Minstrel banjoists playing 4 melody stringed instruments with no thumb string in the early 1840's. Hmmm. I wonder...

Ha! That's very punny, Greg!

I wish pants like that would come back into style.  

Is this an instrument that actually did exist or are you pondering if it did, based upon the sheet music front?

If the latter, it could be that the artist was merely ignorant of banjo-playing.  I once played with some people and there must've been a newspaper photographer at the site because we found a photo in the next edition of one of the fiddlers applying rosin with a caption stating, "Here, the fiddler is waxing his bow."  Maybe I should try that as I'm always trying to find a way to play more quietly.

Well dressed slaves lived in thatched roof beach cottages?

The lithograph never lies...

Yes Ian, like the Internet!

Well, I would be surprised though if folks didn't sometimes make their own banjos that had no thumb string.  They still do today, home-made banjos of all kinds.  It's easier to make without a thumb peg, and it can certainly be played with no problem.  Why wouldn't they?  There were/are all manner of home made fiddle embodiments...rectangular, gourd, metal can, 3 or 5 string fiddles...

I've not only played a banjo without  a thumb string, I've even had pants like that.

I chose these two, among many pictorial representations of different types of banjo's in the 1840's, precisely because of the extreme detail and careful rendering of the images. I know a lithograph is not proof that such instruments existed - only a photo would do that. However, these were produced by top professional artists of the day, not romantic painters. No one, for instance ever questions the rendering of the thumb string in the Old Plantation painting, which was painted by an amateur plantation owner  - it is always used as proof of its existence. Now I'm not arguing that most banjo's didn't have a thumb string, I'm sure that they did.

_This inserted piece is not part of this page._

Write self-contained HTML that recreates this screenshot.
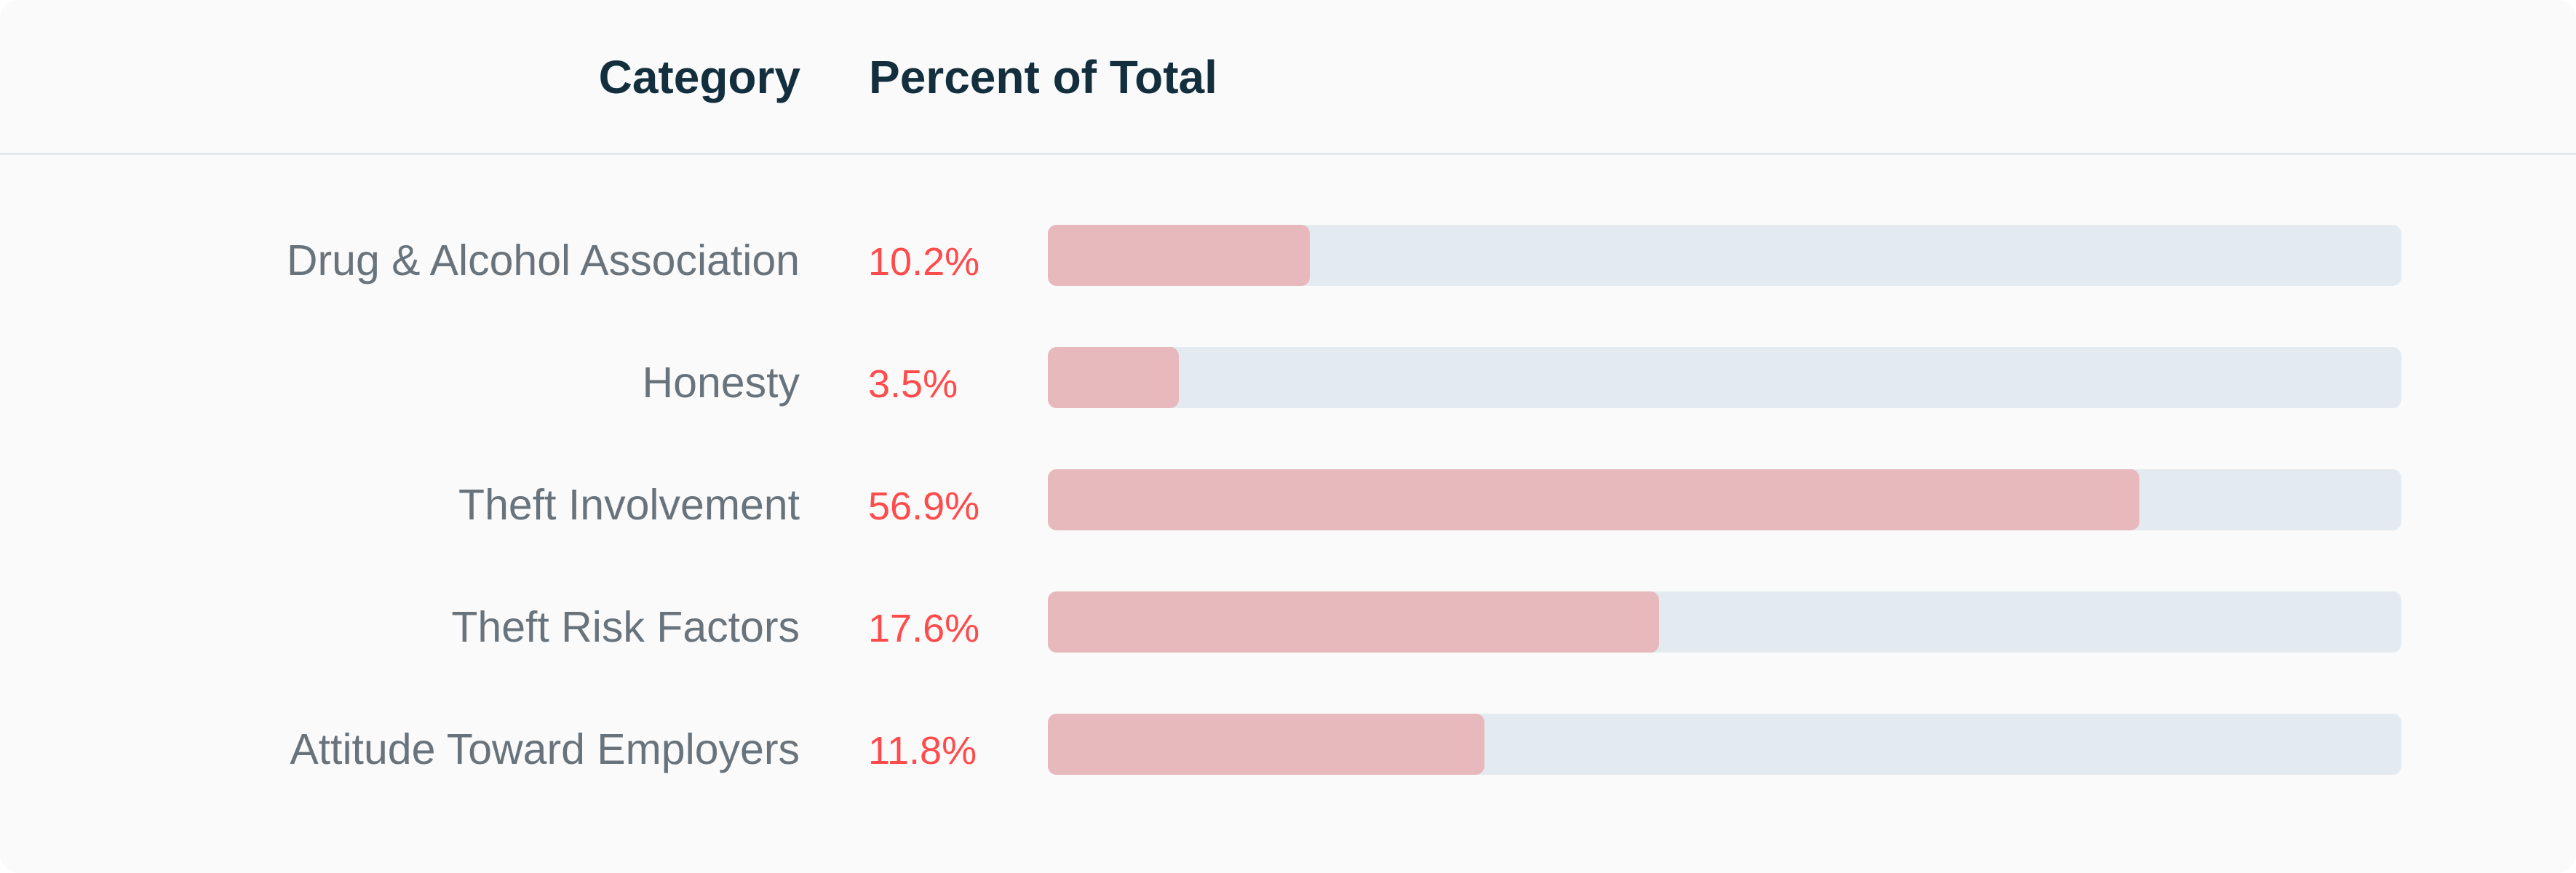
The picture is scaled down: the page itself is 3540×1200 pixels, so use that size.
<!DOCTYPE html>
<html>
<head>
<meta charset="utf-8">
<style>
  html, body { margin: 0; padding: 0; background: #ffffff; }
  body { width: 3540px; height: 1200px; overflow: hidden; }
  svg { display: block; }
  text { font-family: "Liberation Sans", "DejaVu Sans", sans-serif; }
</style>
</head>
<body>
<svg width="3540" height="1200" viewBox="0 0 3540 1200" xmlns="http://www.w3.org/2000/svg">
  <rect x="0" y="0" width="3540" height="1200" rx="26" ry="26" fill="#fafafa"/>
  <rect x="0" y="210" width="3540" height="3" fill="#e6e9ec"/>

  <text x="1100" y="128" text-anchor="end" font-size="64" font-weight="bold" fill="#132f3e">Category</text>
  <text x="1194" y="128" text-anchor="start" font-size="64" font-weight="bold" fill="#132f3e">Percent of Total</text>

  <g font-size="59" fill="#68737c" text-anchor="end">
    <text x="1099" y="378">Drug &amp; Alcohol Association</text>
    <text x="1099" y="546">Honesty</text>
    <text x="1099" y="714">Theft Involvement</text>
    <text x="1099" y="882">Theft Risk Factors</text>
    <text x="1099" y="1050">Attitude Toward Employers</text>
  </g>

  <g font-size="54" fill="#ff4b4b" text-anchor="start">
    <text x="1193" y="378">10.2%</text>
    <text x="1193" y="546">3.5%</text>
    <text x="1193" y="714">56.9%</text>
    <text x="1193" y="882">17.6%</text>
    <text x="1193" y="1050">11.8%</text>
  </g>

  <g fill="#e3ebf1">
    <rect x="1440" y="309" width="1860" height="84" rx="12" ry="12"/>
    <rect x="1440" y="477" width="1860" height="84" rx="12" ry="12"/>
    <rect x="1440" y="645" width="1860" height="84" rx="12" ry="12"/>
    <rect x="1440" y="813" width="1860" height="84" rx="12" ry="12"/>
    <rect x="1440" y="981" width="1860" height="84" rx="12" ry="12"/>
  </g>
  <g fill="#e8b9bc">
    <rect x="1440" y="309" width="360" height="84" rx="12" ry="12"/>
    <rect x="1440" y="477" width="180" height="84" rx="12" ry="12"/>
    <rect x="1440" y="645" width="1500" height="84" rx="12" ry="12"/>
    <rect x="1440" y="813" width="840" height="84" rx="12" ry="12"/>
    <rect x="1440" y="981" width="600" height="84" rx="12" ry="12"/>
  </g>
</svg>
</body>
</html>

But I wonder if until the 5 string as we know it stabilizes under the influence of Sweeny and the Virginia Minstrels, if there weren't other types of banjo's in use and what could these different structurings of the instrument tell us about early banjo style.

You're right, and I did consider the fact that the image is otherwise rendered in pretty good detail.   So why, then, would they have left off the thumb peg if, indeed, it had one?